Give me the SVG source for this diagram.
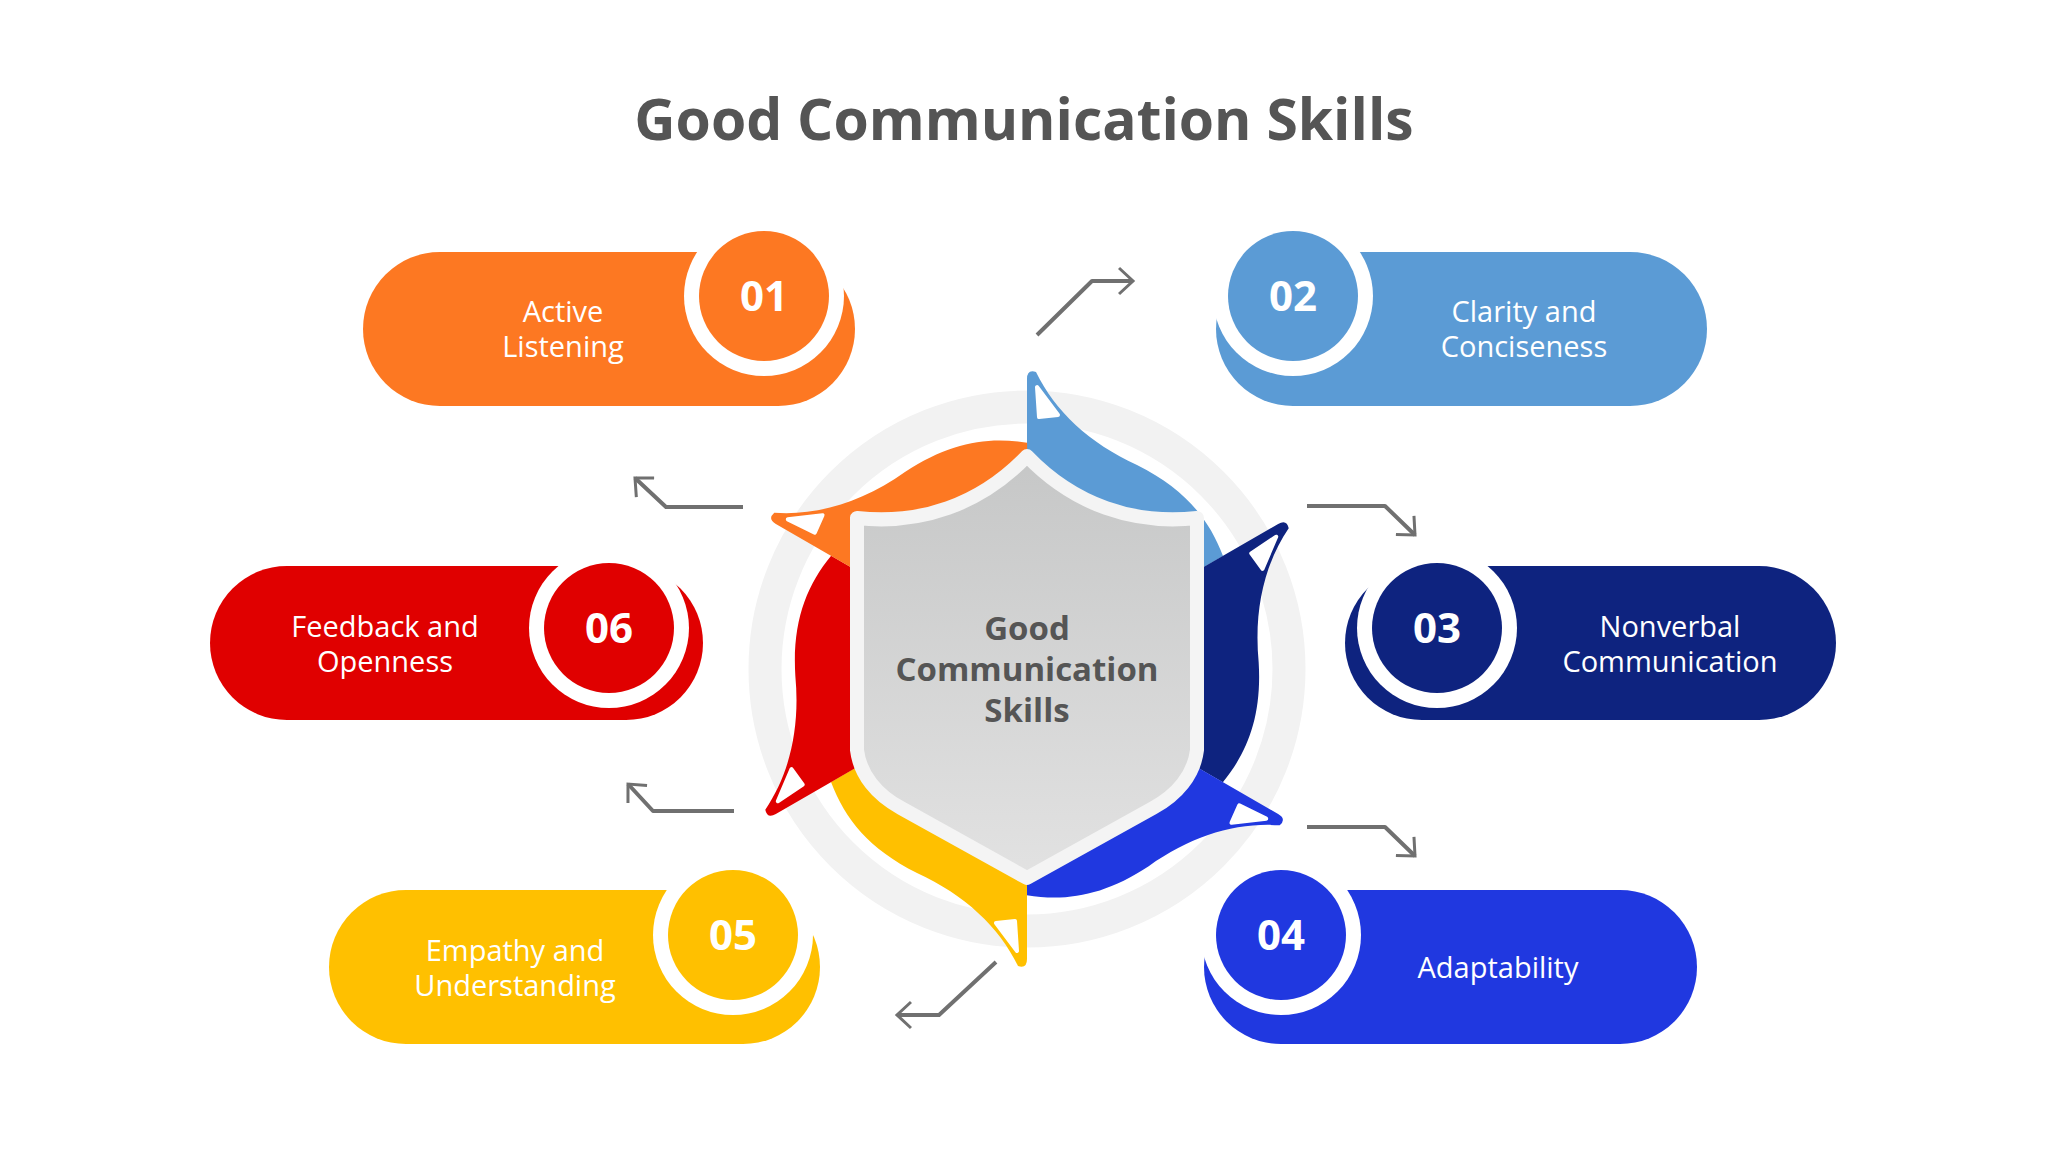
<svg xmlns="http://www.w3.org/2000/svg" width="2048" height="1152" viewBox="0 0 2048 1152">
<defs>
<linearGradient id="sg" x1="0" y1="0" x2="0" y2="1"><stop offset="0" stop-color="#c6c7c7"/><stop offset="1" stop-color="#e2e2e2"/></linearGradient>
<marker id="ah" markerUnits="userSpaceOnUse" markerWidth="30" markerHeight="30" refX="15" refY="15" orient="auto" viewBox="0 0 30 30"><polyline points="1,2 15,15 1,28" fill="none" stroke="#707070" stroke-width="3"/></marker>
<path id="petal" d="M0,0 L0,-290 Q0,-300 9,-297 C28,-258 62,-226 110,-204 C158,-180 182,-150 196,-113 Z"/>
<polygon id="tri" points="10,-282 12,-252 31,-254" fill="#fff" stroke="#fff" stroke-width="4" stroke-linejoin="round"/>
</defs>
<style>
.lbl{font-family:"Open Sans","Noto Sans",sans-serif;font-size:29px;fill:#fff;text-anchor:middle}
.num{font-family:"Open Sans","Noto Sans",sans-serif;font-size:42px;font-weight:bold;fill:#fff;text-anchor:middle}
.ttl{font-family:"Open Sans","Noto Sans",sans-serif;font-weight:bold;fill:#555;text-anchor:middle}
.con{fill:none;stroke:#707070;stroke-width:4;stroke-linejoin:round;marker-end:url(#ah)}
</style>
<rect width="2048" height="1152" fill="#fff"/>
<text class="ttl" x="1024" y="140" font-size="57">Good Communication Skills</text>

<g id="hub">
<circle cx="1027" cy="669" r="262" fill="none" stroke="#f2f2f2" stroke-width="33"/>
<g transform="translate(1027,669)">
<g transform="rotate(0)"><use href="#petal" fill="#5b9bd5"/><use href="#tri"/></g>
<g transform="rotate(60)"><use href="#petal" fill="#0e237f"/><use href="#tri"/></g>
<g transform="rotate(120)"><use href="#petal" fill="#2038e0"/><use href="#tri"/></g>
<g transform="rotate(180)"><use href="#petal" fill="#ffc000"/><use href="#tri"/></g>
<g transform="rotate(240)"><use href="#petal" fill="#e00000"/><use href="#tri"/></g>
<g transform="rotate(300)"><use href="#petal" fill="#fd7822"/><use href="#tri"/></g>
</g>
<path d="M1027,456 C980,505 920,525 857,518 L857,750 C860,775 877,795 901,808 L1027,878 L1153,808 C1177,795 1194,775 1197,750 L1197,518 C1134,525 1074,505 1027,456 Z" fill="url(#sg)" stroke="#f4f4f4" stroke-width="14" stroke-linejoin="round"/>
<text class="ttl" font-size="33" x="1027" y="640">Good</text>
<text class="ttl" font-size="33" x="1027" y="681">Communication</text>
<text class="ttl" font-size="33" x="1027" y="722">Skills</text>
</g>

<g id="n01">
<rect x="363" y="252" width="492" height="154" rx="77" fill="#fd7822"/>
<circle cx="764" cy="296" r="80" fill="#fff"/><circle cx="764" cy="296" r="65" fill="#fd7822"/>
<text class="num" x="764" y="311">01</text>
<text class="lbl" x="563" y="322">Active</text><text class="lbl" x="563" y="357">Listening</text>
</g>
<g id="n02">
<rect x="1216" y="252" width="491" height="154" rx="77" fill="#5b9bd5"/>
<circle cx="1293" cy="296" r="80" fill="#fff"/><circle cx="1293" cy="296" r="65" fill="#5b9bd5"/>
<text class="num" x="1293" y="311">02</text>
<text class="lbl" x="1524" y="322">Clarity and</text><text class="lbl" x="1524" y="357">Conciseness</text>
</g>
<g id="n03">
<rect x="1345" y="566" width="491" height="154" rx="77" fill="#0e237f"/>
<circle cx="1437" cy="628" r="80" fill="#fff"/><circle cx="1437" cy="628" r="65" fill="#0e237f"/>
<text class="num" x="1437" y="643">03</text>
<text class="lbl" x="1670" y="637">Nonverbal</text><text class="lbl" x="1670" y="672">Communication</text>
</g>
<g id="n04">
<rect x="1204" y="890" width="493" height="154" rx="77" fill="#2038e0"/>
<circle cx="1281" cy="935" r="80" fill="#fff"/><circle cx="1281" cy="935" r="65" fill="#2038e0"/>
<text class="num" x="1281" y="950">04</text>
<text class="lbl" x="1498" y="978">Adaptability</text>
</g>
<g id="n05">
<rect x="329" y="890" width="491" height="154" rx="77" fill="#ffc000"/>
<circle cx="733" cy="935" r="80" fill="#fff"/><circle cx="733" cy="935" r="65" fill="#ffc000"/>
<text class="num" x="733" y="950">05</text>
<text class="lbl" x="515" y="961">Empathy and</text><text class="lbl" x="515" y="996">Understanding</text>
</g>
<g id="n06">
<rect x="210" y="566" width="493" height="154" rx="77" fill="#e00000"/>
<circle cx="609" cy="628" r="80" fill="#fff"/><circle cx="609" cy="628" r="65" fill="#e00000"/>
<text class="num" x="609" y="643">06</text>
<text class="lbl" x="385" y="637">Feedback and</text><text class="lbl" x="385" y="672">Openness</text>
</g>

<g id="connectors">
<path class="con" d="M1037,335 L1092,281 L1133,281"/>
<path class="con" d="M1307,506 L1385,506 L1415,535"/>
<path class="con" d="M1307,827 L1385,827 L1415,856"/>
<path class="con" d="M996,962 L939,1015 L897,1015"/>
<path class="con" d="M734,811 L653,811 L628,784"/>
<path class="con" d="M743,507 L666,507 L635,478"/>
</g>
</svg>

**What this task involves**: Leave out the pictures and transcribe everything else exactly.

**Solution**:
Give me the SVG source for this diagram.
<svg xmlns="http://www.w3.org/2000/svg" width="2048" height="1152" viewBox="0 0 2048 1152">
<defs>
<linearGradient id="sg" x1="0" y1="0" x2="0" y2="1"><stop offset="0" stop-color="#c6c7c7"/><stop offset="1" stop-color="#e2e2e2"/></linearGradient>
<marker id="ah" markerUnits="userSpaceOnUse" markerWidth="30" markerHeight="30" refX="15" refY="15" orient="auto" viewBox="0 0 30 30"><polyline points="1,2 15,15 1,28" fill="none" stroke="#707070" stroke-width="3"/></marker>
<path id="petal" d="M0,0 L0,-290 Q0,-300 9,-297 C28,-258 62,-226 110,-204 C158,-180 182,-150 196,-113 Z"/>
<polygon id="tri" points="10,-282 12,-252 31,-254" fill="#fff" stroke="#fff" stroke-width="4" stroke-linejoin="round"/>
</defs>
<style>
.lbl{font-family:"Open Sans","Noto Sans",sans-serif;font-size:29px;fill:#fff;text-anchor:middle}
.num{font-family:"Open Sans","Noto Sans",sans-serif;font-size:42px;font-weight:bold;fill:#fff;text-anchor:middle}
.ttl{font-family:"Open Sans","Noto Sans",sans-serif;font-weight:bold;fill:#555;text-anchor:middle}
.con{fill:none;stroke:#707070;stroke-width:4;stroke-linejoin:round;marker-end:url(#ah)}
</style>
<rect width="2048" height="1152" fill="#fff"/>
<text class="ttl" x="1024" y="140" font-size="57">Good Communication Skills</text>

<g id="hub">
<circle cx="1027" cy="669" r="262" fill="none" stroke="#f2f2f2" stroke-width="33"/>
<g transform="translate(1027,669)">
<g transform="rotate(0)"><use href="#petal" fill="#5b9bd5"/><use href="#tri"/></g>
<g transform="rotate(60)"><use href="#petal" fill="#0e237f"/><use href="#tri"/></g>
<g transform="rotate(120)"><use href="#petal" fill="#2038e0"/><use href="#tri"/></g>
<g transform="rotate(180)"><use href="#petal" fill="#ffc000"/><use href="#tri"/></g>
<g transform="rotate(240)"><use href="#petal" fill="#e00000"/><use href="#tri"/></g>
<g transform="rotate(300)"><use href="#petal" fill="#fd7822"/><use href="#tri"/></g>
</g>
<path d="M1027,456 C980,505 920,525 857,518 L857,750 C860,775 877,795 901,808 L1027,878 L1153,808 C1177,795 1194,775 1197,750 L1197,518 C1134,525 1074,505 1027,456 Z" fill="url(#sg)" stroke="#f4f4f4" stroke-width="14" stroke-linejoin="round"/>
<text class="ttl" font-size="33" x="1027" y="640">Good</text>
<text class="ttl" font-size="33" x="1027" y="681">Communication</text>
<text class="ttl" font-size="33" x="1027" y="722">Skills</text>
</g>

<g id="n01">
<rect x="363" y="252" width="492" height="154" rx="77" fill="#fd7822"/>
<circle cx="764" cy="296" r="80" fill="#fff"/><circle cx="764" cy="296" r="65" fill="#fd7822"/>
<text class="num" x="764" y="311">01</text>
<text class="lbl" x="563" y="322">Active</text><text class="lbl" x="563" y="357">Listening</text>
</g>
<g id="n02">
<rect x="1216" y="252" width="491" height="154" rx="77" fill="#5b9bd5"/>
<circle cx="1293" cy="296" r="80" fill="#fff"/><circle cx="1293" cy="296" r="65" fill="#5b9bd5"/>
<text class="num" x="1293" y="311">02</text>
<text class="lbl" x="1524" y="322">Clarity and</text><text class="lbl" x="1524" y="357">Conciseness</text>
</g>
<g id="n03">
<rect x="1345" y="566" width="491" height="154" rx="77" fill="#0e237f"/>
<circle cx="1437" cy="628" r="80" fill="#fff"/><circle cx="1437" cy="628" r="65" fill="#0e237f"/>
<text class="num" x="1437" y="643">03</text>
<text class="lbl" x="1670" y="637">Nonverbal</text><text class="lbl" x="1670" y="672">Communication</text>
</g>
<g id="n04">
<rect x="1204" y="890" width="493" height="154" rx="77" fill="#2038e0"/>
<circle cx="1281" cy="935" r="80" fill="#fff"/><circle cx="1281" cy="935" r="65" fill="#2038e0"/>
<text class="num" x="1281" y="950">04</text>
<text class="lbl" x="1498" y="978">Adaptability</text>
</g>
<g id="n05">
<rect x="329" y="890" width="491" height="154" rx="77" fill="#ffc000"/>
<circle cx="733" cy="935" r="80" fill="#fff"/><circle cx="733" cy="935" r="65" fill="#ffc000"/>
<text class="num" x="733" y="950">05</text>
<text class="lbl" x="515" y="961">Empathy and</text><text class="lbl" x="515" y="996">Understanding</text>
</g>
<g id="n06">
<rect x="210" y="566" width="493" height="154" rx="77" fill="#e00000"/>
<circle cx="609" cy="628" r="80" fill="#fff"/><circle cx="609" cy="628" r="65" fill="#e00000"/>
<text class="num" x="609" y="643">06</text>
<text class="lbl" x="385" y="637">Feedback and</text><text class="lbl" x="385" y="672">Openness</text>
</g>

<g id="connectors">
<path class="con" d="M1037,335 L1092,281 L1133,281"/>
<path class="con" d="M1307,506 L1385,506 L1415,535"/>
<path class="con" d="M1307,827 L1385,827 L1415,856"/>
<path class="con" d="M996,962 L939,1015 L897,1015"/>
<path class="con" d="M734,811 L653,811 L628,784"/>
<path class="con" d="M743,507 L666,507 L635,478"/>
</g>
</svg>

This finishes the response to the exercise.